--- START OF Entries supplied ---

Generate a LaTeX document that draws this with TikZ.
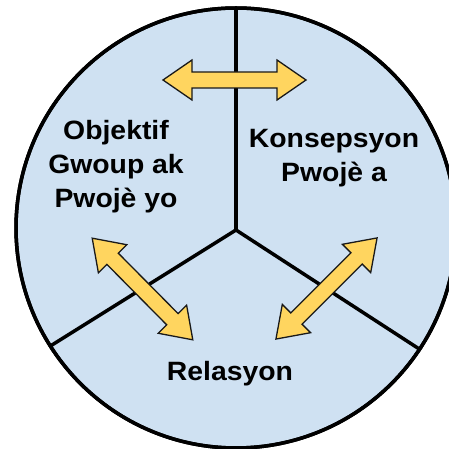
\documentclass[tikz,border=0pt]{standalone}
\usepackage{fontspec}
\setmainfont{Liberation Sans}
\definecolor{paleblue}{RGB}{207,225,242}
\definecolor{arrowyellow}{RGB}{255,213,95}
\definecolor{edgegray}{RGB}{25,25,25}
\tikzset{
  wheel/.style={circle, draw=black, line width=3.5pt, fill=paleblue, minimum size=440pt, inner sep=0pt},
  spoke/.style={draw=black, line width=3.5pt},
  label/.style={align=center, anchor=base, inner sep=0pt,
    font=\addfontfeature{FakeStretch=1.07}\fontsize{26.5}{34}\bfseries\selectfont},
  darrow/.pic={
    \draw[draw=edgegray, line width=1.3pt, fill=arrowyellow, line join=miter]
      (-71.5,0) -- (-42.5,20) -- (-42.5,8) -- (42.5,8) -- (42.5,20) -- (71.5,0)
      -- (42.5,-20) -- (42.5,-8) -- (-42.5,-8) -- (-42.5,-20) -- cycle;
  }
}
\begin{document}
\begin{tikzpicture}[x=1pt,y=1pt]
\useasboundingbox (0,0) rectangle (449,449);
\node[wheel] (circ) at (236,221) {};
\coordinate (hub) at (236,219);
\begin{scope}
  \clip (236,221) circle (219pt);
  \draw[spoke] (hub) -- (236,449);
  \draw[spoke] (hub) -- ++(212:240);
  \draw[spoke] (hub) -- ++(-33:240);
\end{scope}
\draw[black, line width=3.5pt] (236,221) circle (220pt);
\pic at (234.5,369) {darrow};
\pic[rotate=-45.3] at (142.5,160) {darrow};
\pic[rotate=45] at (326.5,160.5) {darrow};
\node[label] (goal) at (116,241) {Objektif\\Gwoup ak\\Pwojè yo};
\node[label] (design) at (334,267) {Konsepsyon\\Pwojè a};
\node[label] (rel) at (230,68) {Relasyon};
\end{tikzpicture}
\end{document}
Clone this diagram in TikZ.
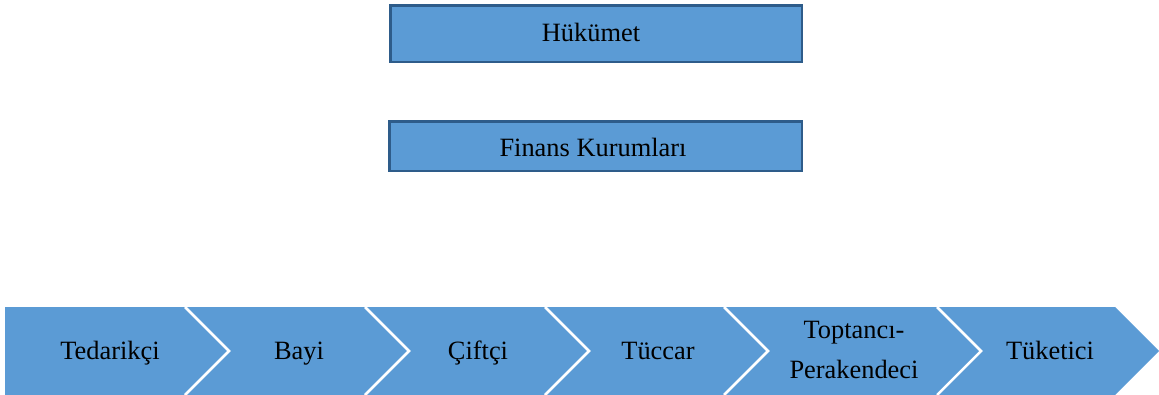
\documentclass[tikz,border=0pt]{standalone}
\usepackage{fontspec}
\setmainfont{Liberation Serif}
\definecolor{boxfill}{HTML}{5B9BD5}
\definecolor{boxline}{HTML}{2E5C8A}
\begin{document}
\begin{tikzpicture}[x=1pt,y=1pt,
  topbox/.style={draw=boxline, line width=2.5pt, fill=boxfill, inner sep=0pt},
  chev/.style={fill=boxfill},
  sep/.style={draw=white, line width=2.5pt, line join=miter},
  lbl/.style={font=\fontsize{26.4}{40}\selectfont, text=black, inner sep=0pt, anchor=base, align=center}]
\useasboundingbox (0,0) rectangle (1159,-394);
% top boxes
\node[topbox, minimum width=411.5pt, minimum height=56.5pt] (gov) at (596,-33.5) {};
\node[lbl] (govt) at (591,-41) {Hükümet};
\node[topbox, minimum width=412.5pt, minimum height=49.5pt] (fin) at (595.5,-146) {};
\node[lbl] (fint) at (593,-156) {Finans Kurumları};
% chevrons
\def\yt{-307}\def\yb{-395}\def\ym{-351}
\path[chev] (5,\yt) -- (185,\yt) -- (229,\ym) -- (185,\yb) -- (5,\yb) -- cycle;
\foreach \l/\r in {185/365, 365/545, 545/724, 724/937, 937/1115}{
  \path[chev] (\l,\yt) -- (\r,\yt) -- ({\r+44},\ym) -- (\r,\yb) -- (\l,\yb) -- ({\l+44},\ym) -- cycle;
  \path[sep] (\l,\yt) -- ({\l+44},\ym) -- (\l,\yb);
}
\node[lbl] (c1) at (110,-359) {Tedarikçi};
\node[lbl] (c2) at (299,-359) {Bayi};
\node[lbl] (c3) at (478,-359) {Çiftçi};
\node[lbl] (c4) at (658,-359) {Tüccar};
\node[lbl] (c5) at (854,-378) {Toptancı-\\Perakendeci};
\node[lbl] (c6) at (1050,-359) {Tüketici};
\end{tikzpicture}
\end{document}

--- END OF Entries supplied ---
--- START OF Entries supplied ---

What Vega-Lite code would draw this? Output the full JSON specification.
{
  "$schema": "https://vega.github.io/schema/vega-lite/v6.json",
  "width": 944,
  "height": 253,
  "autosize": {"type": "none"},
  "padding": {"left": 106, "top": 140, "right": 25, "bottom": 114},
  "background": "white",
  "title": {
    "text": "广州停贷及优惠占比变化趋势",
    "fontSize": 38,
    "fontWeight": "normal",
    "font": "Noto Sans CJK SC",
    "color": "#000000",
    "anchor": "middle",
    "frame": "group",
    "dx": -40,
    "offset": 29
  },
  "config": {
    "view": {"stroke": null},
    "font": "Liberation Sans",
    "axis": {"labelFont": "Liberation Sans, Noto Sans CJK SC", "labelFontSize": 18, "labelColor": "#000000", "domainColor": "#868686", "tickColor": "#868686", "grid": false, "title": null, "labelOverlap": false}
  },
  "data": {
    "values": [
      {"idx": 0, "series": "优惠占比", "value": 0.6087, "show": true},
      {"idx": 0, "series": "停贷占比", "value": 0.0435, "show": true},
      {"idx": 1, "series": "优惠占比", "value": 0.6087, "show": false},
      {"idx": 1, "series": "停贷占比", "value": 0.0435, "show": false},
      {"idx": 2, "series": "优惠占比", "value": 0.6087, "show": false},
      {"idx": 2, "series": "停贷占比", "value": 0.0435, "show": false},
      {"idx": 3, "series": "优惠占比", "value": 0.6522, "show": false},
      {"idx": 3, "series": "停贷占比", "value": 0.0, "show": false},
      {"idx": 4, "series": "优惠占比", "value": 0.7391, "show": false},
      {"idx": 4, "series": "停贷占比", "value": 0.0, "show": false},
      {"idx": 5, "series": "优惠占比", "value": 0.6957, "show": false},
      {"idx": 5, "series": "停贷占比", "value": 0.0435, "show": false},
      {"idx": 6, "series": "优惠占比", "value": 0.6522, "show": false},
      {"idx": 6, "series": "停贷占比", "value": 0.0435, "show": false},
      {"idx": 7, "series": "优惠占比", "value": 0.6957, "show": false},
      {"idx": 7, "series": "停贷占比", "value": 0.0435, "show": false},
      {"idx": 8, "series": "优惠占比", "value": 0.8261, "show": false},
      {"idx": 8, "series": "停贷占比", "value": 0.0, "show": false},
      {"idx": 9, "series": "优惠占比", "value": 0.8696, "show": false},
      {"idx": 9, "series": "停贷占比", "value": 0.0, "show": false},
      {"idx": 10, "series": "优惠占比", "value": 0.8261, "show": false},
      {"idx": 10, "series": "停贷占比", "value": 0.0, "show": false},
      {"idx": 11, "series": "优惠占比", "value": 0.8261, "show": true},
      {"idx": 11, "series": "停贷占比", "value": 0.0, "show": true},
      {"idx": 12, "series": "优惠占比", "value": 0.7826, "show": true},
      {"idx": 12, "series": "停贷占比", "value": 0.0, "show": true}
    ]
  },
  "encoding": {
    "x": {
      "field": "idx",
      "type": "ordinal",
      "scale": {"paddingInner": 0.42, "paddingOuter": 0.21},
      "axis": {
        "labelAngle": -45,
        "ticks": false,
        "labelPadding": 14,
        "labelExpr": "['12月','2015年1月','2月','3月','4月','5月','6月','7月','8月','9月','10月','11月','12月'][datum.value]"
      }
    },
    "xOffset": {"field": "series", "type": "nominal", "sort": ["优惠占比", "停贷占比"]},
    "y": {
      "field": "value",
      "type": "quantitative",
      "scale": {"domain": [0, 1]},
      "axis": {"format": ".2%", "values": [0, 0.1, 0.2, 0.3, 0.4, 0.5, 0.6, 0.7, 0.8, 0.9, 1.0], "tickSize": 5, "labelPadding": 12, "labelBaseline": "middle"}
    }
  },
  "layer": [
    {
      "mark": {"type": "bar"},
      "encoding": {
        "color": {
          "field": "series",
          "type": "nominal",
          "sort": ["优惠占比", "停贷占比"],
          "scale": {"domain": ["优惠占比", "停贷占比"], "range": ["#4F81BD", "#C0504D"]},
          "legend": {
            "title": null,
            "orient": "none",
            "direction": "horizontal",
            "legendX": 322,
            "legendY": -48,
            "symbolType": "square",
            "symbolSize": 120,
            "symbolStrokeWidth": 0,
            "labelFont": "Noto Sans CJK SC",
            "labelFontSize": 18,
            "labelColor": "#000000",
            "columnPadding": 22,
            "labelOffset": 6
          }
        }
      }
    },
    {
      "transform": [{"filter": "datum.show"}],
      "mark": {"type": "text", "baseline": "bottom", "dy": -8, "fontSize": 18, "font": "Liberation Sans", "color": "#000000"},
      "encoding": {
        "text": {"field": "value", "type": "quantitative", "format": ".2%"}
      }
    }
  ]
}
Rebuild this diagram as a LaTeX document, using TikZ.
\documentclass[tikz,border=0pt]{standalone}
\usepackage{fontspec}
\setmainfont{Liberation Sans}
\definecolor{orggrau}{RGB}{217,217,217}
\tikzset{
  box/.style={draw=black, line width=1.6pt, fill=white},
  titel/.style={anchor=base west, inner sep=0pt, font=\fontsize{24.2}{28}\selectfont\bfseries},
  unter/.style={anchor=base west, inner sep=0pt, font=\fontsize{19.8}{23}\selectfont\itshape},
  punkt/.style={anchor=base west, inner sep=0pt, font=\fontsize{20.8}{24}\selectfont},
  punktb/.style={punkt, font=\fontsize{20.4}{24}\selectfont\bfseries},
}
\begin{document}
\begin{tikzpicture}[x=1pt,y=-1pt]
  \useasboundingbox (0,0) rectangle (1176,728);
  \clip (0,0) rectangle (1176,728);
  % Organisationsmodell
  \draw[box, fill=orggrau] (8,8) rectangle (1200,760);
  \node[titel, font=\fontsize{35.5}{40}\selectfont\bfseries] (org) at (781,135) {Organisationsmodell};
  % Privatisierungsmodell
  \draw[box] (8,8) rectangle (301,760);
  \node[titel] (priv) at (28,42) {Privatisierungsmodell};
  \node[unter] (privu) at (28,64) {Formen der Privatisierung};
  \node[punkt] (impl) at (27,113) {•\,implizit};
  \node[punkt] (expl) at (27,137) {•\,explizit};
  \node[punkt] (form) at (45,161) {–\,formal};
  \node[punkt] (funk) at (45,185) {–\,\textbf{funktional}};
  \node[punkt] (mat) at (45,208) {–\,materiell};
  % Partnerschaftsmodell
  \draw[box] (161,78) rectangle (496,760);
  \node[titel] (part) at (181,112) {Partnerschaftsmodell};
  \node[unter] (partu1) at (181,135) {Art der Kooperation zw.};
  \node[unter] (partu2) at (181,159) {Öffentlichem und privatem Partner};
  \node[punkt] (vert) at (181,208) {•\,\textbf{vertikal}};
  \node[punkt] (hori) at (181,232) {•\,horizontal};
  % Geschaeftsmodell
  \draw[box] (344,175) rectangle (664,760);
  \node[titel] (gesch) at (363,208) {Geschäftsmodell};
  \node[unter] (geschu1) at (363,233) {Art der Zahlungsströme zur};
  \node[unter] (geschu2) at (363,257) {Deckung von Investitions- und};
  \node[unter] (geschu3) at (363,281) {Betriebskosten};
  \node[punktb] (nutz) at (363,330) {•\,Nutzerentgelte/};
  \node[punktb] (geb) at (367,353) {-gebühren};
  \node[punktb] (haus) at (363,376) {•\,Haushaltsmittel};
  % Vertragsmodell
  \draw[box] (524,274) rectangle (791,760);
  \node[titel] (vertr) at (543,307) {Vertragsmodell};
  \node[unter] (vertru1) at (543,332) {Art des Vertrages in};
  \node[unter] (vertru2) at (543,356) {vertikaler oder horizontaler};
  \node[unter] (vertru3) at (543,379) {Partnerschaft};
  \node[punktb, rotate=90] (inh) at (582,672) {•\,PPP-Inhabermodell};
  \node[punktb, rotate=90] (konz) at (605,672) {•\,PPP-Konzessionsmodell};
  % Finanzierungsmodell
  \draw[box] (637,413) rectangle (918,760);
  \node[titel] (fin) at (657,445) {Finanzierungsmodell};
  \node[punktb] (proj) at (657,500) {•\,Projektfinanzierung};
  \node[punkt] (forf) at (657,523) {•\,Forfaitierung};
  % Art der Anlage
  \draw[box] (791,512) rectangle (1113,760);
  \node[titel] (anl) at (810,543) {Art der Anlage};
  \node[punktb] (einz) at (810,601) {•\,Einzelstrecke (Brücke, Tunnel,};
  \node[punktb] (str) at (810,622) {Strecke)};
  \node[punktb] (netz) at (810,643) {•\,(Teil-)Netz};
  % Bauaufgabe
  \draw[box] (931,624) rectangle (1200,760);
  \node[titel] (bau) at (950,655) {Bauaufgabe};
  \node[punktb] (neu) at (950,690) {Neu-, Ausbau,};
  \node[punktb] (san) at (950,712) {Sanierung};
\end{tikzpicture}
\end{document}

--- END OF Entries supplied ---
--- START OF Entries supplied ---

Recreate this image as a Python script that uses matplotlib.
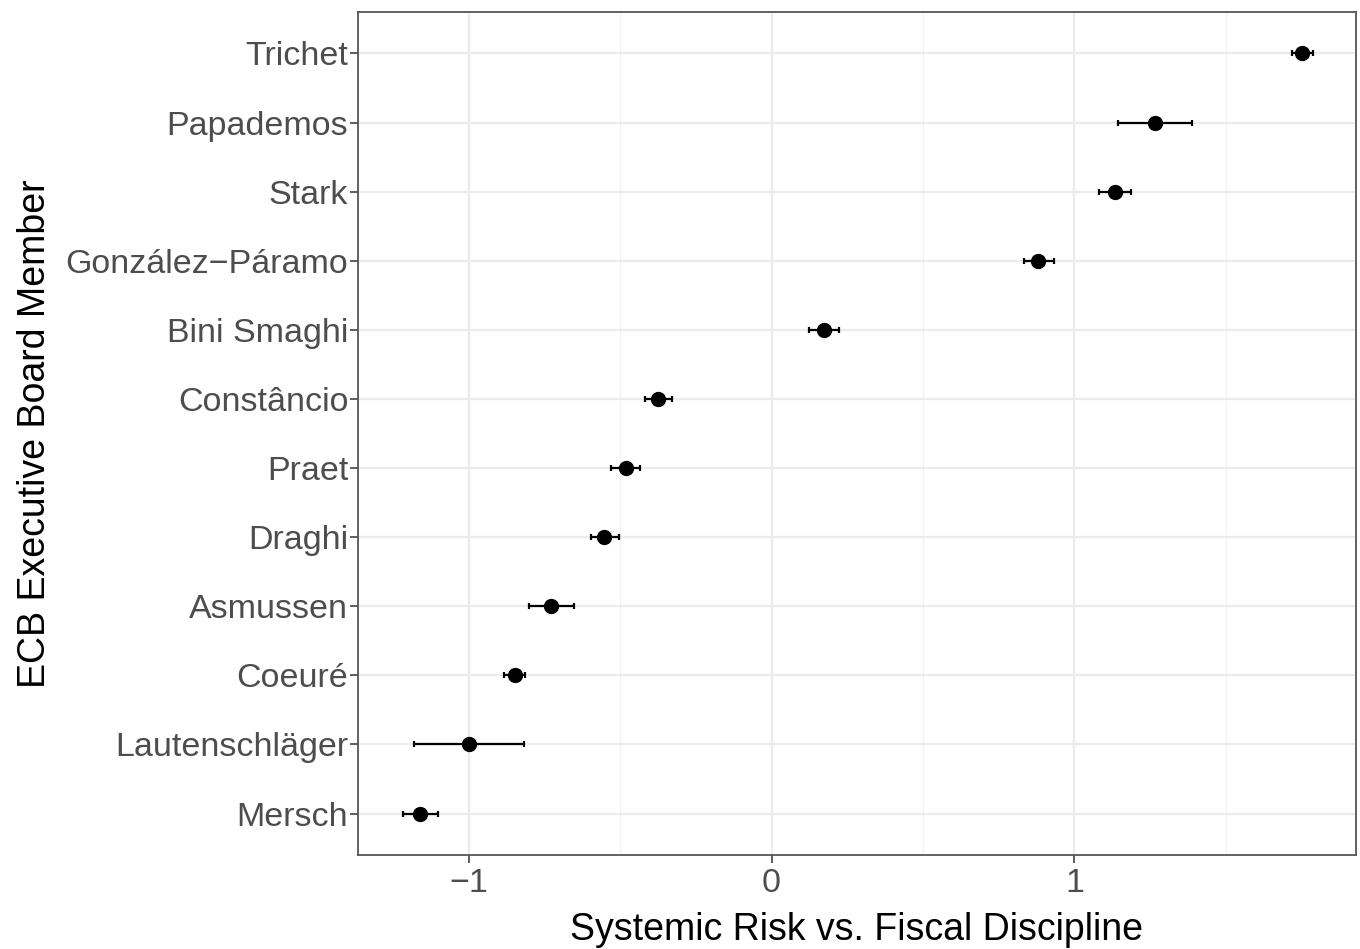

--- END OF Entries supplied ---

What needs to be done ::
Copy out every line in the listing where the word "this" appears.

Task result ::
Generate a LaTeX document that draws this with TikZ.
Clone this diagram in TikZ.
What Vega-Lite code would draw this? Output the full JSON specification.
Rebuild this diagram as a LaTeX document, using TikZ.
Recreate this image as a Python script that uses matplotlib.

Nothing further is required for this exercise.